Deep Dive: How the Court Reached Its Decision
Interpretation of Legislative Language
The U.S. Supreme Court focused on the interpretation of the statute's language, particularly the provision stating that the tax exemption would be effective "for ten years after the completion" of the railroad. The Court found this language clear, definite, and unambiguous. It emphasized that, had the legislature intended for the tax exemption to apply before the completion of the railroad, it would have stated so explicitly. The Court reasoned that the choice of words, specifically "for ten years after the completion," clearly indicated that the exemption was to begin only after the railroad was complete. This interpretation adhered to the principle that legislative language must be construed according to its plain meaning, and any deviation from this would require unmistakable legislative intent, which was not present in this case.
Sovereign Power of Taxation
The Court underscored the fundamental importance of the sovereign power of taxation, highlighting that this power is essential to the existence and functioning of government. The Court reiterated that any exemption from taxation must be stated in clear and unambiguous terms. It was emphasized that such exemptions should not be inferred or presumed, as the taxing power should not be relinquished lightly. The Court cited previous decisions affirming this principle, reinforcing that the State's intention to surrender its taxing power must be evident and unequivocal in the statutory language. In this case, the statutory language did not meet this standard of clarity and unambiguity, leading to the conclusion that the exemption did not apply before the railroad's completion.
Past Omissions by Taxing Officers
The Court addressed the argument regarding past omissions by taxing officers who had not assessed the railroad property in previous years. It clarified that such omissions did not affect the legal duty of current taxing officers or the authority of the legislature to impose taxes. The Court emphasized that past practices do not alter the legal interpretation of a statute. The failure of previous officers to assess the property could not be used to argue for an implied exemption from taxation. The Court maintained that the statutory language, not prior conduct, governed the entitlement to tax exemption, and the statutory language clearly set the exemption period to begin only after completion of the railroad.

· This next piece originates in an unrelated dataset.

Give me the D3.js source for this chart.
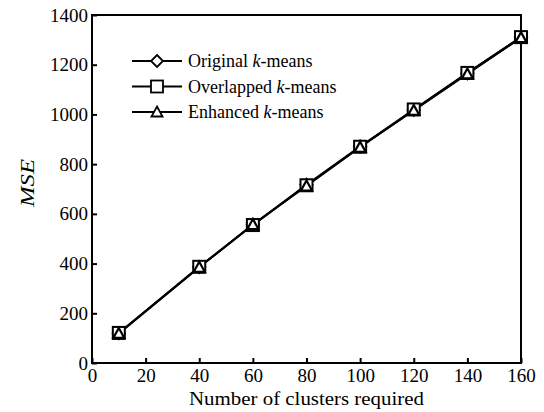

Precedent and Supporting Case Law
The Court's reasoning was supported by precedent and case law, which consistently affirmed that exemptions from the sovereign power of taxation require explicit and clear legislative language. The Court cited several cases, such as Providence Bank v. Billings and Philadelphia Wilmington Railroad v. Maryland, to demonstrate the longstanding principle that tax exemptions are not presumed. These cases highlighted the requirement that any surrender of taxing power must be expressed in unmistakable terms. The Court noted that this principle had been upheld in various forms, emphasizing the need for strict construction of tax exemption clauses. The consistent application of this principle in previous cases reinforced the Court's decision in the present case.
Purpose of the Tax Exemption
The Court examined the purpose behind the tax exemption and the rationale for its timing. It noted that the exemption was intended to provide an incentive for the completion of the railroad by offering a tax relief period after the project's completion. This structure aimed to encourage prompt construction and ensure that the railroad fulfilled its intended economic and infrastructural roles. By setting the exemption period to start after completion, the legislature sought to avoid prolonged tax immunity that might arise from delayed or incomplete construction. The Court reasoned that this legislative intent was consistent with the statutory language, which specified the exemption period as beginning only after the railroad's completion.